The good news is that administrative dissolution is almost always reversible, as long as you act within the state’s reinstatement window.

How to Regain Good Standing

Reinstatement follows a predictable pattern across most states, even though the specific forms and deadlines differ. The general steps look like this:

  • File all overdue annual reports: You’ll need to submit every report you missed since your last compliant filing, not just the most recent one.
  • Pay back taxes, fees, and penalties: This includes any franchise taxes, late fees, and penalties that accumulated during the period your entity was out of compliance. The total can add up quickly if you’ve been delinquent for several years.
  • Reinstate your registered agent: If your registered agent resigned or was never updated, you’ll need to designate a current one.
  • Obtain a tax clearance letter: Some states require you to get a clearance letter from the state tax authority confirming you’ve resolved all outstanding tax obligations before the Secretary of State will process your reinstatement.

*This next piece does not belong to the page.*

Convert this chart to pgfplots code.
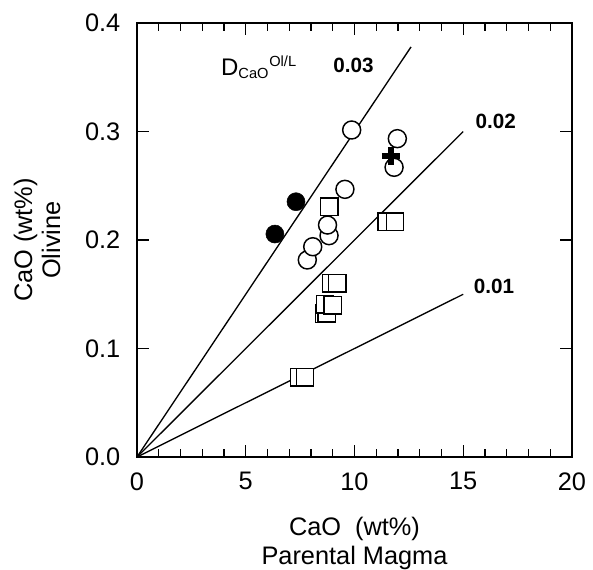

Reinstatement deadlines vary. Some states allow reinstatement within two or three years of dissolution; others are more generous. If you miss the window, you may need to form an entirely new entity, which creates complications for existing contracts, bank accounts, and licenses tied to the original entity’s name and identification number. Checking your entity’s status at least once a year — even if you aren’t actively seeking a certificate — is the simplest way to catch problems before they compound.